→ **Aim**:
Quote the listing below in full and exactly as written, but omit every picture.
** start of Stored data **
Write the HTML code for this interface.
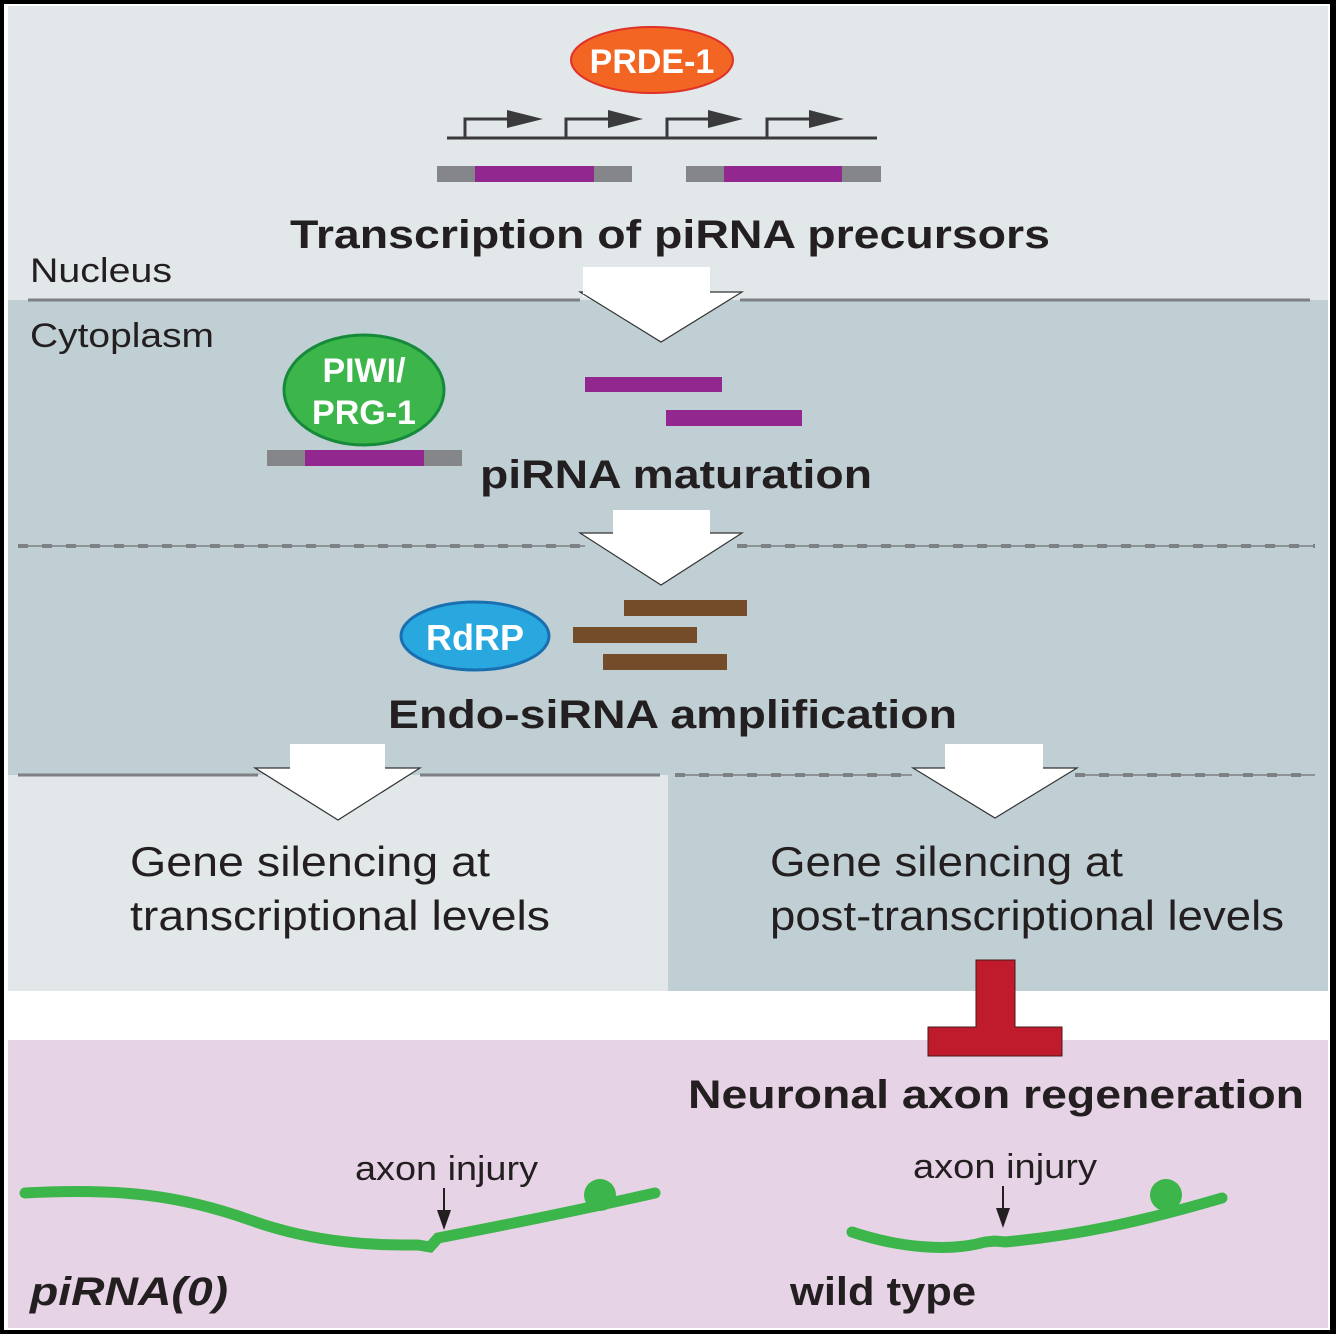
<!DOCTYPE html>
<html><head><style>html,body{margin:0;padding:0;background:#fff}svg{display:block}</style></head>
<body>
<svg width="1336" height="1334" viewBox="0 0 1336 1334" xmlns="http://www.w3.org/2000/svg" font-family="Liberation Sans, sans-serif">
<rect x="0" y="0" width="1336" height="1334" fill="#000"/>
<rect x="4" y="4" width="1326" height="1326" fill="#fff"/>
<rect x="8" y="6" width="1320" height="294" fill="#e2e7ea"/>
<rect x="8" y="300" width="1320" height="475" fill="#bfcfd3"/>
<rect x="8" y="775" width="660" height="216" fill="#e2e7ea"/>
<rect x="668" y="775" width="660" height="216" fill="#bfcfd3"/>
<rect x="8" y="1040" width="1320" height="288" fill="#e7d3e6"/>

<g stroke="#7d8084" stroke-width="3">
<line x1="28" y1="300" x2="580" y2="300"/><line x1="740" y1="300" x2="1310" y2="300"/>
<line x1="18" y1="775" x2="258" y2="775"/><line x1="420" y1="775" x2="660" y2="775"/>
</g>
<g stroke="#7d8084" stroke-width="1.5"><line x1="18" y1="546" x2="585" y2="546"/><line x1="737" y1="546" x2="1315" y2="546"/>
<line x1="675" y1="775" x2="912" y2="775"/><line x1="1075" y1="775" x2="1315" y2="775"/></g>
<g stroke="#7d8084" stroke-width="4" stroke-dasharray="10 14"><line x1="18" y1="546" x2="585" y2="546"/><line x1="737" y1="546" x2="1315" y2="546"/>
<line x1="675" y1="775" x2="912" y2="775"/><line x1="1075" y1="775" x2="1315" y2="775"/></g>

<g fill="#fff">
<rect x="583" y="267" width="127" height="30"/>
<polygon points="580,292 742,292 661,342" stroke="#333" stroke-width="1.2"/>
<rect x="583" y="288" width="127" height="6"/>
<rect x="613" y="510" width="97" height="26"/>
<polygon points="580,533 742,533 661,585" stroke="#333" stroke-width="1.2"/>
<rect x="613" y="530" width="97" height="5"/>
<rect x="290" y="744" width="95" height="27"/>
<polygon points="255,768 420,768 338,820" stroke="#333" stroke-width="1.2"/>
<rect x="290" y="764" width="95" height="5"/>
<rect x="945" y="744" width="98" height="27"/>
<polygon points="913,768 1077,768 995,818" stroke="#333" stroke-width="1.2"/>
<rect x="945" y="764" width="98" height="5"/>
</g>

<ellipse cx="652" cy="60" rx="81" ry="33" fill="#f26522" stroke="#e0302a" stroke-width="2"/>
<text x="652" y="73" font-size="34" font-weight="bold" fill="#fff" text-anchor="middle">PRDE-1</text>

<g stroke="#3a3a3c" stroke-width="3" fill="none">
<line x1="447" y1="138" x2="877" y2="138"/>
<polyline points="465,138 465,119 510,119"/><polyline points="566,138 566,119 610,119"/>
<polyline points="667,138 667,119 710,119"/><polyline points="767,138 767,119 810,119"/>
</g>
<g fill="#3a3a3c">
<polygon points="507,110 543,119 507,128"/><polygon points="608,110 643,119 608,128"/>
<polygon points="708,110 743,119 708,128"/><polygon points="809,110 844,119 809,128"/>
</g>
<rect x="437" y="166" width="195" height="16" fill="#858689"/><rect x="475" y="166" width="119" height="16" fill="#92278f"/>
<rect x="686" y="166" width="195" height="16" fill="#858689"/><rect x="724" y="166" width="118" height="16" fill="#92278f"/>

<text x="670" y="248" font-size="40" font-weight="bold" fill="#231f20" text-anchor="middle" textLength="760" lengthAdjust="spacingAndGlyphs">Transcription of piRNA precursors</text>
<text x="30" y="282" font-size="34" fill="#231f20" textLength="142" lengthAdjust="spacingAndGlyphs">Nucleus</text>
<text x="30" y="347" font-size="34" fill="#231f20" textLength="184" lengthAdjust="spacingAndGlyphs">Cytoplasm</text>

<ellipse cx="364" cy="390" rx="80" ry="55" fill="#3cb54a" stroke="#148a3a" stroke-width="3"/>
<text x="364" y="382" font-size="34" font-weight="bold" fill="#fff" text-anchor="middle">PIWI/</text>
<text x="364" y="424" font-size="34" font-weight="bold" fill="#fff" text-anchor="middle">PRG-1</text>
<rect x="267" y="450" width="195" height="16" fill="#858689"/><rect x="305" y="450" width="119" height="16" fill="#92278f"/>
<rect x="585" y="377" width="137" height="15" fill="#92278f"/>
<rect x="666" y="410" width="136" height="16" fill="#92278f"/>
<text x="480" y="488" font-size="40" font-weight="bold" fill="#231f20" textLength="392" lengthAdjust="spacingAndGlyphs">piRNA maturation</text>

<ellipse cx="475" cy="636" rx="74" ry="34" fill="#29a8e0" stroke="#1a6fb0" stroke-width="3"/>
<text x="475" y="650" font-size="36" font-weight="bold" fill="#fff" text-anchor="middle">RdRP</text>
<g fill="#754c29">
<rect x="624" y="600" width="123" height="16"/><rect x="573" y="627" width="124" height="16"/><rect x="603" y="654" width="124" height="16"/>
</g>
<text x="388" y="728" font-size="40" font-weight="bold" fill="#231f20" textLength="569" lengthAdjust="spacingAndGlyphs">Endo-siRNA amplification</text>

<g font-size="42" fill="#231f20">
<text x="130" y="876" textLength="360" lengthAdjust="spacingAndGlyphs">Gene silencing at</text>
<text x="130" y="930" textLength="420" lengthAdjust="spacingAndGlyphs">transcriptional levels</text>
<text x="770" y="876" textLength="353" lengthAdjust="spacingAndGlyphs">Gene silencing at</text>
<text x="770" y="930" textLength="514" lengthAdjust="spacingAndGlyphs">post-transcriptional levels</text>
</g>

<path d="M976,960 H1015 V1027 H1062 V1056 H928 V1027 H976 Z" fill="#c01b2c" stroke="#4a1a1a" stroke-width="1"/>

<text x="688" y="1108" font-size="40" font-weight="bold" fill="#231f20" textLength="616" lengthAdjust="spacingAndGlyphs">Neuronal axon regeneration</text>

<g stroke="#3cb54a" stroke-width="11" fill="none" stroke-linecap="round">
<path d="M25,1193 C120,1188 180,1195 250,1220 C320,1245 380,1245 418,1245 L430,1247 L438,1238 C520,1222 570,1212 655,1193"/>
<path d="M852,1232 C900,1248 950,1252 985,1242 L995,1241 L1005,1242 C1080,1235 1140,1222 1222,1198"/>
</g>
<circle cx="600" cy="1195" r="16" fill="#3cb54a"/>
<circle cx="1166" cy="1195" r="16" fill="#3cb54a"/>
<g font-size="34" fill="#231f20">
<text x="355" y="1180" textLength="183" lengthAdjust="spacingAndGlyphs">axon injury</text>
<text x="913" y="1178" textLength="184" lengthAdjust="spacingAndGlyphs">axon injury</text>
</g>
<g stroke="#231f20" stroke-width="2"><line x1="444" y1="1188" x2="444" y2="1215"/><line x1="1003" y1="1186" x2="1003" y2="1213"/></g>
<g fill="#231f20"><polygon points="437,1210 451,1210 444,1230"/><polygon points="996,1208 1010,1208 1003,1228"/></g>

<text x="30" y="1305" font-size="40" font-weight="bold" font-style="italic" fill="#231f20" textLength="198" lengthAdjust="spacingAndGlyphs">piRNA(0)</text>
<text x="790" y="1305" font-size="40" font-weight="bold" fill="#231f20" textLength="186" lengthAdjust="spacingAndGlyphs">wild type</text>
</svg>
</body></html>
** end of Stored data **
→ **Solution below**:
Write the HTML code for this interface.
<!DOCTYPE html>
<html><head><style>html,body{margin:0;padding:0;background:#fff}svg{display:block}</style></head>
<body>
<svg width="1336" height="1334" viewBox="0 0 1336 1334" xmlns="http://www.w3.org/2000/svg" font-family="Liberation Sans, sans-serif">
<rect x="0" y="0" width="1336" height="1334" fill="#000"/>
<rect x="4" y="4" width="1326" height="1326" fill="#fff"/>
<rect x="8" y="6" width="1320" height="294" fill="#e2e7ea"/>
<rect x="8" y="300" width="1320" height="475" fill="#bfcfd3"/>
<rect x="8" y="775" width="660" height="216" fill="#e2e7ea"/>
<rect x="668" y="775" width="660" height="216" fill="#bfcfd3"/>
<rect x="8" y="1040" width="1320" height="288" fill="#e7d3e6"/>

<g stroke="#7d8084" stroke-width="3">
<line x1="28" y1="300" x2="580" y2="300"/><line x1="740" y1="300" x2="1310" y2="300"/>
<line x1="18" y1="775" x2="258" y2="775"/><line x1="420" y1="775" x2="660" y2="775"/>
</g>
<g stroke="#7d8084" stroke-width="1.5"><line x1="18" y1="546" x2="585" y2="546"/><line x1="737" y1="546" x2="1315" y2="546"/>
<line x1="675" y1="775" x2="912" y2="775"/><line x1="1075" y1="775" x2="1315" y2="775"/></g>
<g stroke="#7d8084" stroke-width="4" stroke-dasharray="10 14"><line x1="18" y1="546" x2="585" y2="546"/><line x1="737" y1="546" x2="1315" y2="546"/>
<line x1="675" y1="775" x2="912" y2="775"/><line x1="1075" y1="775" x2="1315" y2="775"/></g>

<g fill="#fff">
<rect x="583" y="267" width="127" height="30"/>
<polygon points="580,292 742,292 661,342" stroke="#333" stroke-width="1.2"/>
<rect x="583" y="288" width="127" height="6"/>
<rect x="613" y="510" width="97" height="26"/>
<polygon points="580,533 742,533 661,585" stroke="#333" stroke-width="1.2"/>
<rect x="613" y="530" width="97" height="5"/>
<rect x="290" y="744" width="95" height="27"/>
<polygon points="255,768 420,768 338,820" stroke="#333" stroke-width="1.2"/>
<rect x="290" y="764" width="95" height="5"/>
<rect x="945" y="744" width="98" height="27"/>
<polygon points="913,768 1077,768 995,818" stroke="#333" stroke-width="1.2"/>
<rect x="945" y="764" width="98" height="5"/>
</g>

<ellipse cx="652" cy="60" rx="81" ry="33" fill="#f26522" stroke="#e0302a" stroke-width="2"/>
<text x="652" y="73" font-size="34" font-weight="bold" fill="#fff" text-anchor="middle">PRDE-1</text>

<g stroke="#3a3a3c" stroke-width="3" fill="none">
<line x1="447" y1="138" x2="877" y2="138"/>
<polyline points="465,138 465,119 510,119"/><polyline points="566,138 566,119 610,119"/>
<polyline points="667,138 667,119 710,119"/><polyline points="767,138 767,119 810,119"/>
</g>
<g fill="#3a3a3c">
<polygon points="507,110 543,119 507,128"/><polygon points="608,110 643,119 608,128"/>
<polygon points="708,110 743,119 708,128"/><polygon points="809,110 844,119 809,128"/>
</g>
<rect x="437" y="166" width="195" height="16" fill="#858689"/><rect x="475" y="166" width="119" height="16" fill="#92278f"/>
<rect x="686" y="166" width="195" height="16" fill="#858689"/><rect x="724" y="166" width="118" height="16" fill="#92278f"/>

<text x="670" y="248" font-size="40" font-weight="bold" fill="#231f20" text-anchor="middle" textLength="760" lengthAdjust="spacingAndGlyphs">Transcription of piRNA precursors</text>
<text x="30" y="282" font-size="34" fill="#231f20" textLength="142" lengthAdjust="spacingAndGlyphs">Nucleus</text>
<text x="30" y="347" font-size="34" fill="#231f20" textLength="184" lengthAdjust="spacingAndGlyphs">Cytoplasm</text>

<ellipse cx="364" cy="390" rx="80" ry="55" fill="#3cb54a" stroke="#148a3a" stroke-width="3"/>
<text x="364" y="382" font-size="34" font-weight="bold" fill="#fff" text-anchor="middle">PIWI/</text>
<text x="364" y="424" font-size="34" font-weight="bold" fill="#fff" text-anchor="middle">PRG-1</text>
<rect x="267" y="450" width="195" height="16" fill="#858689"/><rect x="305" y="450" width="119" height="16" fill="#92278f"/>
<rect x="585" y="377" width="137" height="15" fill="#92278f"/>
<rect x="666" y="410" width="136" height="16" fill="#92278f"/>
<text x="480" y="488" font-size="40" font-weight="bold" fill="#231f20" textLength="392" lengthAdjust="spacingAndGlyphs">piRNA maturation</text>

<ellipse cx="475" cy="636" rx="74" ry="34" fill="#29a8e0" stroke="#1a6fb0" stroke-width="3"/>
<text x="475" y="650" font-size="36" font-weight="bold" fill="#fff" text-anchor="middle">RdRP</text>
<g fill="#754c29">
<rect x="624" y="600" width="123" height="16"/><rect x="573" y="627" width="124" height="16"/><rect x="603" y="654" width="124" height="16"/>
</g>
<text x="388" y="728" font-size="40" font-weight="bold" fill="#231f20" textLength="569" lengthAdjust="spacingAndGlyphs">Endo-siRNA amplification</text>

<g font-size="42" fill="#231f20">
<text x="130" y="876" textLength="360" lengthAdjust="spacingAndGlyphs">Gene silencing at</text>
<text x="130" y="930" textLength="420" lengthAdjust="spacingAndGlyphs">transcriptional levels</text>
<text x="770" y="876" textLength="353" lengthAdjust="spacingAndGlyphs">Gene silencing at</text>
<text x="770" y="930" textLength="514" lengthAdjust="spacingAndGlyphs">post-transcriptional levels</text>
</g>

<path d="M976,960 H1015 V1027 H1062 V1056 H928 V1027 H976 Z" fill="#c01b2c" stroke="#4a1a1a" stroke-width="1"/>

<text x="688" y="1108" font-size="40" font-weight="bold" fill="#231f20" textLength="616" lengthAdjust="spacingAndGlyphs">Neuronal axon regeneration</text>

<g stroke="#3cb54a" stroke-width="11" fill="none" stroke-linecap="round">
<path d="M25,1193 C120,1188 180,1195 250,1220 C320,1245 380,1245 418,1245 L430,1247 L438,1238 C520,1222 570,1212 655,1193"/>
<path d="M852,1232 C900,1248 950,1252 985,1242 L995,1241 L1005,1242 C1080,1235 1140,1222 1222,1198"/>
</g>
<circle cx="600" cy="1195" r="16" fill="#3cb54a"/>
<circle cx="1166" cy="1195" r="16" fill="#3cb54a"/>
<g font-size="34" fill="#231f20">
<text x="355" y="1180" textLength="183" lengthAdjust="spacingAndGlyphs">axon injury</text>
<text x="913" y="1178" textLength="184" lengthAdjust="spacingAndGlyphs">axon injury</text>
</g>
<g stroke="#231f20" stroke-width="2"><line x1="444" y1="1188" x2="444" y2="1215"/><line x1="1003" y1="1186" x2="1003" y2="1213"/></g>
<g fill="#231f20"><polygon points="437,1210 451,1210 444,1230"/><polygon points="996,1208 1010,1208 1003,1228"/></g>

<text x="30" y="1305" font-size="40" font-weight="bold" font-style="italic" fill="#231f20" textLength="198" lengthAdjust="spacingAndGlyphs">piRNA(0)</text>
<text x="790" y="1305" font-size="40" font-weight="bold" fill="#231f20" textLength="186" lengthAdjust="spacingAndGlyphs">wild type</text>
</svg>
</body></html>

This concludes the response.